[INSTRUCTIONS FOR THE TASK]
Quote the listing below in its entirety, omitting every image.

[RAW DATA]

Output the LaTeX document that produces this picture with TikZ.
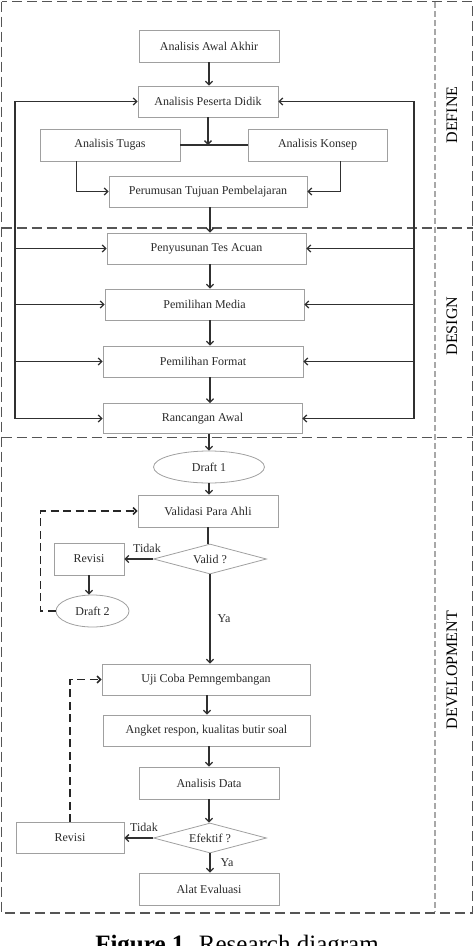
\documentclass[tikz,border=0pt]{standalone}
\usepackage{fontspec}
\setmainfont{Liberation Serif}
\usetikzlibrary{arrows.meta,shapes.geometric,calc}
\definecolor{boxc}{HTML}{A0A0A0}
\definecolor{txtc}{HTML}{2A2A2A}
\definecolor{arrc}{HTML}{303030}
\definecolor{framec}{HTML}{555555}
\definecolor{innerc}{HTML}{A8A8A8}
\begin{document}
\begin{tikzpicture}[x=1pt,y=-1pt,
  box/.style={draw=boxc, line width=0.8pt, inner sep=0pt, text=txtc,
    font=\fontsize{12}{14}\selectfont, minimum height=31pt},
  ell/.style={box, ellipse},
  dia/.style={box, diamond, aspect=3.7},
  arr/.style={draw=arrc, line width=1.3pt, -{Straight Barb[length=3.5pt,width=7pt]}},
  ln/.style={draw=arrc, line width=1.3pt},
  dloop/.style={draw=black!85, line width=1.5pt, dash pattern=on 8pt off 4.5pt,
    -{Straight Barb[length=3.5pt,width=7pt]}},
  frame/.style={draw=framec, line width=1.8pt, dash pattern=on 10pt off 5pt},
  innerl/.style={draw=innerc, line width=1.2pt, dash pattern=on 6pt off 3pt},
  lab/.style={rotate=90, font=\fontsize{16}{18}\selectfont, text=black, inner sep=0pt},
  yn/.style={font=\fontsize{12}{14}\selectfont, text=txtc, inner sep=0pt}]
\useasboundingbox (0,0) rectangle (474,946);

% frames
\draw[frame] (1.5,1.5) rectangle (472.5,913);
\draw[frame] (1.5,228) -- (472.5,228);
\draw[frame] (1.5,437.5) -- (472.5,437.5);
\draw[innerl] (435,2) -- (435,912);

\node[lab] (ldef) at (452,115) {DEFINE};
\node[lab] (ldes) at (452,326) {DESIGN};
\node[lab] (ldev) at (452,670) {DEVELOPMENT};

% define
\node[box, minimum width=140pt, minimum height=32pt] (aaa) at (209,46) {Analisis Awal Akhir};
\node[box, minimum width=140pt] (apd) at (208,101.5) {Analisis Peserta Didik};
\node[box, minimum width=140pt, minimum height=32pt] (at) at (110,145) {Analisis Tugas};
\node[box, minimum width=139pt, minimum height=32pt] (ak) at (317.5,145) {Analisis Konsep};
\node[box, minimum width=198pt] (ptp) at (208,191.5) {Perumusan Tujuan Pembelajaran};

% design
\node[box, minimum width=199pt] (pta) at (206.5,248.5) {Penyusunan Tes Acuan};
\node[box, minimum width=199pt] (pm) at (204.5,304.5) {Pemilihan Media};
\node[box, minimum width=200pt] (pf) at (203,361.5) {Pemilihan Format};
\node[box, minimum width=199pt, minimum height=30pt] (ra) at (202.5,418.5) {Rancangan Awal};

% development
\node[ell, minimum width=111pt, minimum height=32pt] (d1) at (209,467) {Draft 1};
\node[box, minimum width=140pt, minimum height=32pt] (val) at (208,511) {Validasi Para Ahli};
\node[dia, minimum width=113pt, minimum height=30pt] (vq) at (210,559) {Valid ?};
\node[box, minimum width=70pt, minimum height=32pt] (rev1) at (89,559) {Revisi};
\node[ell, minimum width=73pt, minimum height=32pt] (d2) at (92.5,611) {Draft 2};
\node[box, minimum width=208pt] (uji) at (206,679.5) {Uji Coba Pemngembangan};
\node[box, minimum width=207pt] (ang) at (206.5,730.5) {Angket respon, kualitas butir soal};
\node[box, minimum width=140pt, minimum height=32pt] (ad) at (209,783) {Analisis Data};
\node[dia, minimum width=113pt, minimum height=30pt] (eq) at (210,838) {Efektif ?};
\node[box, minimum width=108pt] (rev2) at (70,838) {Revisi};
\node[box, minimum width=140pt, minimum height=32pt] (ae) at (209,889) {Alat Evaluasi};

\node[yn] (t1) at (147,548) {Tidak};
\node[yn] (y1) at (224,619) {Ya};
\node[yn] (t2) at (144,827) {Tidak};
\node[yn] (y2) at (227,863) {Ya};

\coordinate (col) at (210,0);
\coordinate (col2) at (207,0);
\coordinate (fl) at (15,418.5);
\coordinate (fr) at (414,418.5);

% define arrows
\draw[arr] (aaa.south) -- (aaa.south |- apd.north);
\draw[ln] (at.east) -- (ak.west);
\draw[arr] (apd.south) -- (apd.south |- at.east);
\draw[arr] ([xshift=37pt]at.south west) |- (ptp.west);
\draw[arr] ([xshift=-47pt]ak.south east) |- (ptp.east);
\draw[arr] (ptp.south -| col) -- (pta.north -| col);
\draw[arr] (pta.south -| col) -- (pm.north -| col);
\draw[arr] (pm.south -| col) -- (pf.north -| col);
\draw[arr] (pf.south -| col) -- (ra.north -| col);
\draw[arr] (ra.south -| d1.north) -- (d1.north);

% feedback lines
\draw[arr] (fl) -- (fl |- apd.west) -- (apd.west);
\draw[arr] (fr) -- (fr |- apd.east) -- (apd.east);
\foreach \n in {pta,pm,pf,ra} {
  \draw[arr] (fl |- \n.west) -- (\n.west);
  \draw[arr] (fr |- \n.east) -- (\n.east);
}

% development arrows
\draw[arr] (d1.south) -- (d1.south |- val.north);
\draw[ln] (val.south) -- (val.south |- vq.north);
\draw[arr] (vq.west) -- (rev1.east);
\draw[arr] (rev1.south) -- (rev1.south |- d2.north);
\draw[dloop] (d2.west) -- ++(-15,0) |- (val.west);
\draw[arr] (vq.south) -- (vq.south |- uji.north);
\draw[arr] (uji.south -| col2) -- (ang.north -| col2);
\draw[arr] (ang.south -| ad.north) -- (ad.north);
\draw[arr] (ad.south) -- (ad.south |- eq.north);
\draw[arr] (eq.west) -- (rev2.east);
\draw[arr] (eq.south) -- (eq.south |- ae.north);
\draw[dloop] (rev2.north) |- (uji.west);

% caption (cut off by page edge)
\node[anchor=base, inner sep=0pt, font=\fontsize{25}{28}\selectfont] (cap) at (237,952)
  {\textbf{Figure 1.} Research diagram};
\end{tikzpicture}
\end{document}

[IN RESPONSE]
Output the LaTeX document that produces this picture with TikZ.
\documentclass[tikz,border=0pt]{standalone}
\usepackage{fontspec}
\setmainfont{Liberation Serif}
\usetikzlibrary{arrows.meta,shapes.geometric,calc}
\definecolor{boxc}{HTML}{A0A0A0}
\definecolor{txtc}{HTML}{2A2A2A}
\definecolor{arrc}{HTML}{303030}
\definecolor{framec}{HTML}{555555}
\definecolor{innerc}{HTML}{A8A8A8}
\begin{document}
\begin{tikzpicture}[x=1pt,y=-1pt,
  box/.style={draw=boxc, line width=0.8pt, inner sep=0pt, text=txtc,
    font=\fontsize{12}{14}\selectfont, minimum height=31pt},
  ell/.style={box, ellipse},
  dia/.style={box, diamond, aspect=3.7},
  arr/.style={draw=arrc, line width=1.3pt, -{Straight Barb[length=3.5pt,width=7pt]}},
  ln/.style={draw=arrc, line width=1.3pt},
  dloop/.style={draw=black!85, line width=1.5pt, dash pattern=on 8pt off 4.5pt,
    -{Straight Barb[length=3.5pt,width=7pt]}},
  frame/.style={draw=framec, line width=1.8pt, dash pattern=on 10pt off 5pt},
  innerl/.style={draw=innerc, line width=1.2pt, dash pattern=on 6pt off 3pt},
  lab/.style={rotate=90, font=\fontsize{16}{18}\selectfont, text=black, inner sep=0pt},
  yn/.style={font=\fontsize{12}{14}\selectfont, text=txtc, inner sep=0pt}]
\useasboundingbox (0,0) rectangle (474,946);

% frames
\draw[frame] (1.5,1.5) rectangle (472.5,913);
\draw[frame] (1.5,228) -- (472.5,228);
\draw[frame] (1.5,437.5) -- (472.5,437.5);
\draw[innerl] (435,2) -- (435,912);

\node[lab] (ldef) at (452,115) {DEFINE};
\node[lab] (ldes) at (452,326) {DESIGN};
\node[lab] (ldev) at (452,670) {DEVELOPMENT};

% define
\node[box, minimum width=140pt, minimum height=32pt] (aaa) at (209,46) {Analisis Awal Akhir};
\node[box, minimum width=140pt] (apd) at (208,101.5) {Analisis Peserta Didik};
\node[box, minimum width=140pt, minimum height=32pt] (at) at (110,145) {Analisis Tugas};
\node[box, minimum width=139pt, minimum height=32pt] (ak) at (317.5,145) {Analisis Konsep};
\node[box, minimum width=198pt] (ptp) at (208,191.5) {Perumusan Tujuan Pembelajaran};

% design
\node[box, minimum width=199pt] (pta) at (206.5,248.5) {Penyusunan Tes Acuan};
\node[box, minimum width=199pt] (pm) at (204.5,304.5) {Pemilihan Media};
\node[box, minimum width=200pt] (pf) at (203,361.5) {Pemilihan Format};
\node[box, minimum width=199pt, minimum height=30pt] (ra) at (202.5,418.5) {Rancangan Awal};

% development
\node[ell, minimum width=111pt, minimum height=32pt] (d1) at (209,467) {Draft 1};
\node[box, minimum width=140pt, minimum height=32pt] (val) at (208,511) {Validasi Para Ahli};
\node[dia, minimum width=113pt, minimum height=30pt] (vq) at (210,559) {Valid ?};
\node[box, minimum width=70pt, minimum height=32pt] (rev1) at (89,559) {Revisi};
\node[ell, minimum width=73pt, minimum height=32pt] (d2) at (92.5,611) {Draft 2};
\node[box, minimum width=208pt] (uji) at (206,679.5) {Uji Coba Pemngembangan};
\node[box, minimum width=207pt] (ang) at (206.5,730.5) {Angket respon, kualitas butir soal};
\node[box, minimum width=140pt, minimum height=32pt] (ad) at (209,783) {Analisis Data};
\node[dia, minimum width=113pt, minimum height=30pt] (eq) at (210,838) {Efektif ?};
\node[box, minimum width=108pt] (rev2) at (70,838) {Revisi};
\node[box, minimum width=140pt, minimum height=32pt] (ae) at (209,889) {Alat Evaluasi};

\node[yn] (t1) at (147,548) {Tidak};
\node[yn] (y1) at (224,619) {Ya};
\node[yn] (t2) at (144,827) {Tidak};
\node[yn] (y2) at (227,863) {Ya};

\coordinate (col) at (210,0);
\coordinate (col2) at (207,0);
\coordinate (fl) at (15,418.5);
\coordinate (fr) at (414,418.5);

% define arrows
\draw[arr] (aaa.south) -- (aaa.south |- apd.north);
\draw[ln] (at.east) -- (ak.west);
\draw[arr] (apd.south) -- (apd.south |- at.east);
\draw[arr] ([xshift=37pt]at.south west) |- (ptp.west);
\draw[arr] ([xshift=-47pt]ak.south east) |- (ptp.east);
\draw[arr] (ptp.south -| col) -- (pta.north -| col);
\draw[arr] (pta.south -| col) -- (pm.north -| col);
\draw[arr] (pm.south -| col) -- (pf.north -| col);
\draw[arr] (pf.south -| col) -- (ra.north -| col);
\draw[arr] (ra.south -| d1.north) -- (d1.north);

% feedback lines
\draw[arr] (fl) -- (fl |- apd.west) -- (apd.west);
\draw[arr] (fr) -- (fr |- apd.east) -- (apd.east);
\foreach \n in {pta,pm,pf,ra} {
  \draw[arr] (fl |- \n.west) -- (\n.west);
  \draw[arr] (fr |- \n.east) -- (\n.east);
}

% development arrows
\draw[arr] (d1.south) -- (d1.south |- val.north);
\draw[ln] (val.south) -- (val.south |- vq.north);
\draw[arr] (vq.west) -- (rev1.east);
\draw[arr] (rev1.south) -- (rev1.south |- d2.north);
\draw[dloop] (d2.west) -- ++(-15,0) |- (val.west);
\draw[arr] (vq.south) -- (vq.south |- uji.north);
\draw[arr] (uji.south -| col2) -- (ang.north -| col2);
\draw[arr] (ang.south -| ad.north) -- (ad.north);
\draw[arr] (ad.south) -- (ad.south |- eq.north);
\draw[arr] (eq.west) -- (rev2.east);
\draw[arr] (eq.south) -- (eq.south |- ae.north);
\draw[dloop] (rev2.north) |- (uji.west);

% caption (cut off by page edge)
\node[anchor=base, inner sep=0pt, font=\fontsize{25}{28}\selectfont] (cap) at (237,952)
  {\textbf{Figure 1.} Research diagram};
\end{tikzpicture}
\end{document}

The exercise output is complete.